The 2017 Treaty on the Prohibition of Nuclear Weapons (TPNW) by the ‘United Nations’ bought us a ray of hope for the world free of nuclear warheads. But, most of the nuclear-armed countries conveyed their disinterest to join the treaty. The previous year, The Treaty that had been holding decades of peace on Intermediate-range Nuclear Forces (INF) between the United States and Russia, has lapsed. Meanwhile, increasing tensions between the United States, and Russia could fuel the ongoing situation of border clashes and absurd claims of China.
On the other hand, Iran started stockpiling its nuclear power, and North Korea still increasing its armoury. Of all nuclear weapons in the world, the United States and Russia together own almost 90 per cent of them, around 14,000, and only a few of them could be enough to bring chaos or completely wipe out the planet.
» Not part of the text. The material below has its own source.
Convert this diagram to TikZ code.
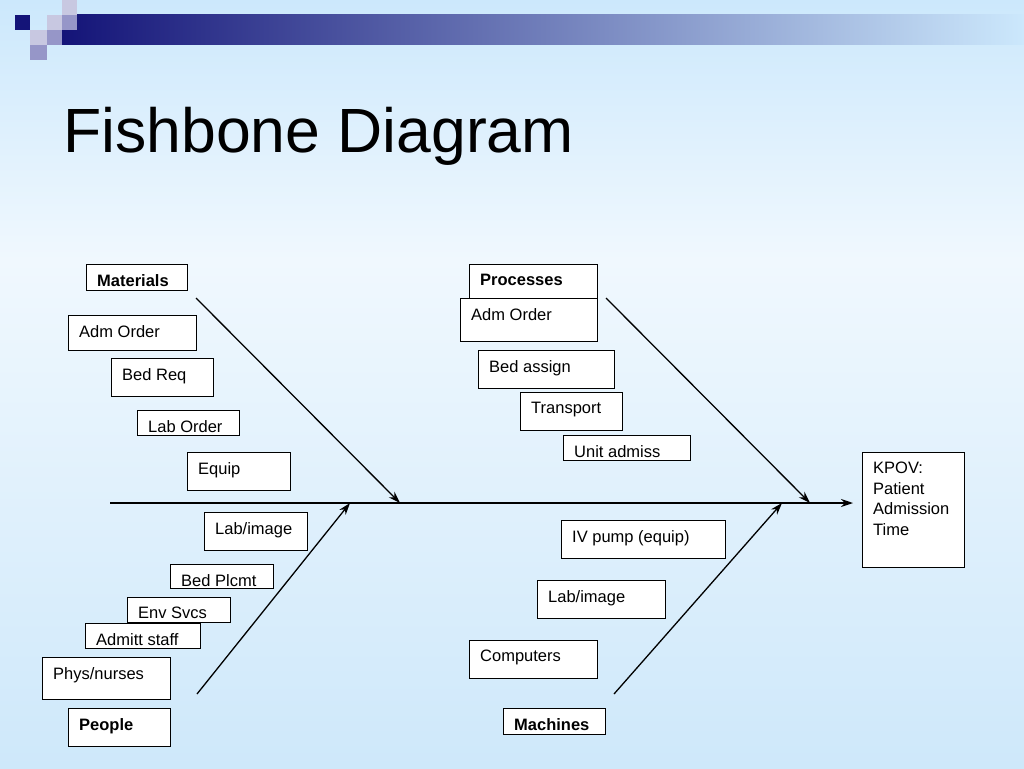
\documentclass[tikz,border=0pt]{standalone}
\usepackage{fontspec}
\setmainfont{Liberation Sans}
\usetikzlibrary{positioning,arrows.meta}
\tikzset{>={Stealth[length=12pt,width=8pt]}}
\definecolor{bgtop}{RGB}{204,232,252}
\definecolor{bgmid}{RGB}{240,248,254}
\definecolor{bgbot}{RGB}{206,232,250}
\definecolor{navy}{RGB}{20,20,120}
\definecolor{lav}{RGB}{200,200,225}
\definecolor{lavmid}{RGB}{150,150,200}
\tikzset{
  box/.style={draw,fill=white,line width=1pt,anchor=north west,inner sep=0pt},
  boxtext/.style={anchor=north west,inner xsep=11pt,inner ysep=10pt,font=\fontsize{16.5}{20.5}\selectfont},
  bone/.style={->,line width=1.3pt,black}
}
% box with text at its top left corner
\newcommand{\catbox}[6]{%
  \node[box,minimum width=#4,minimum height=#5,
    label={[boxtext]north west:#6}] (#1) at (#2,#3) {};}

\begin{document}
\begin{tikzpicture}[x=1pt,y=-1pt]
\useasboundingbox (0,0) rectangle (1024,768);
% background
\shade[top color=bgtop,bottom color=bgmid] (0,0) rectangle (1024,260);
\shade[top color=bgmid,bottom color=bgbot] (0,260) rectangle (1024,768);

% corner ornament
\shade[left color=navy,right color=bgtop] (62,15) rectangle (1024,45);
\fill[lav] (62,0) rectangle (77,15);
\fill[lav] (47,15) rectangle (62,30);
\fill[lavmid] (62,15) rectangle (77,30);
\fill[navy] (15,15) rectangle (30,30);
\fill[lav] (30,30) rectangle (47,45);
\fill[lavmid] (47,30) rectangle (62,45);
\fill[lavmid] (30,45) rectangle (47,60);

% title
\node[anchor=base west,inner sep=0pt,font=\fontsize{62.5}{66}\selectfont] (title) at (63,152) {Fishbone Diagram};

% spine and bones
\coordinate (tail) at (110,503);
\coordinate (head) at (853,503);
\coordinate (m1) at (196,298); \coordinate (m2) at (400,503);
\coordinate (p1) at (606,298); \coordinate (p2) at (810,503);
\coordinate (q1) at (197,694); \coordinate (q2) at (350,503);
\coordinate (c1) at (614,694); \coordinate (c2) at (782,503);
\draw[bone] (tail) -- (head);
\draw[bone] (m1) -- (m2);
\draw[bone] (p1) -- (p2);
\draw[bone] (q1) -- (q2);
\draw[bone] (c1) -- (c2);

% materials
\catbox{materials}{86}{264}{101}{26}{\textbf{Materials}}
\catbox{admorderL}{68}{315}{128}{35}{Adm Order}
\catbox{bedreq}{111}{358}{102}{38}{Bed Req}
\catbox{laborder}{137}{410}{102}{25}{Lab Order}
\catbox{equip}{187}{452}{103}{38}{Equip}

% people
\catbox{labimageL}{204}{512}{103}{38}{Lab/image}
\catbox{bedplcmt}{170}{564}{103}{24}{Bed Plcmt}
\catbox{envsvcs}{127}{597}{103}{25}{Env Svcs}
\catbox{admitt}{85}{623}{115}{25}{Admitt staff}
\catbox{physnurses}{42}{657}{128}{42}{Phys/nurses}
\catbox{people}{68}{708}{102}{38}{\textbf{People}}

% processes
\catbox{processes}{469}{264}{128}{34}{\textbf{Processes}}
\catbox{admorderR}{460}{298}{137}{43}{Adm Order}
\catbox{bedassign}{478}{350}{136}{38}{Bed assign}
\catbox{transport}{520}{392}{102}{38}{Transport}
\catbox{unitadmiss}{563}{435}{127}{25}{Unit admiss}

% machines
\catbox{ivpump}{561}{520}{164}{38}{IV pump (equip)}
\catbox{labimageR}{537}{580}{128}{38}{Lab/image}
\catbox{computers}{469}{640}{128}{38}{Computers}
\catbox{machines}{503}{708}{102}{26}{\textbf{Machines}}

% effect
\node[box,minimum width=102,minimum height=115,
  label={[boxtext,align=left]north west:KPOV:\\Patient\\Admission\\Time}] (kpov) at (862,452) {};
\end{tikzpicture}
\end{document}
China alone carries 320 nuclear warheads, and the ballistic missile Dongfeng is one of them, which can carry both nuclear and conventional warheads.
Besides, the evolving technology and the way we use weapons today has completely transformed. For example, cyber-attacks have the potential to overwrite the nuclear command and control systems or introduce a glitch in its decision making capability.
History must never repeat to what occurred in Hiroshima and Nagasaki. It is the need of an hour for the call to have a global mechanism of arms control to address nuclear risks.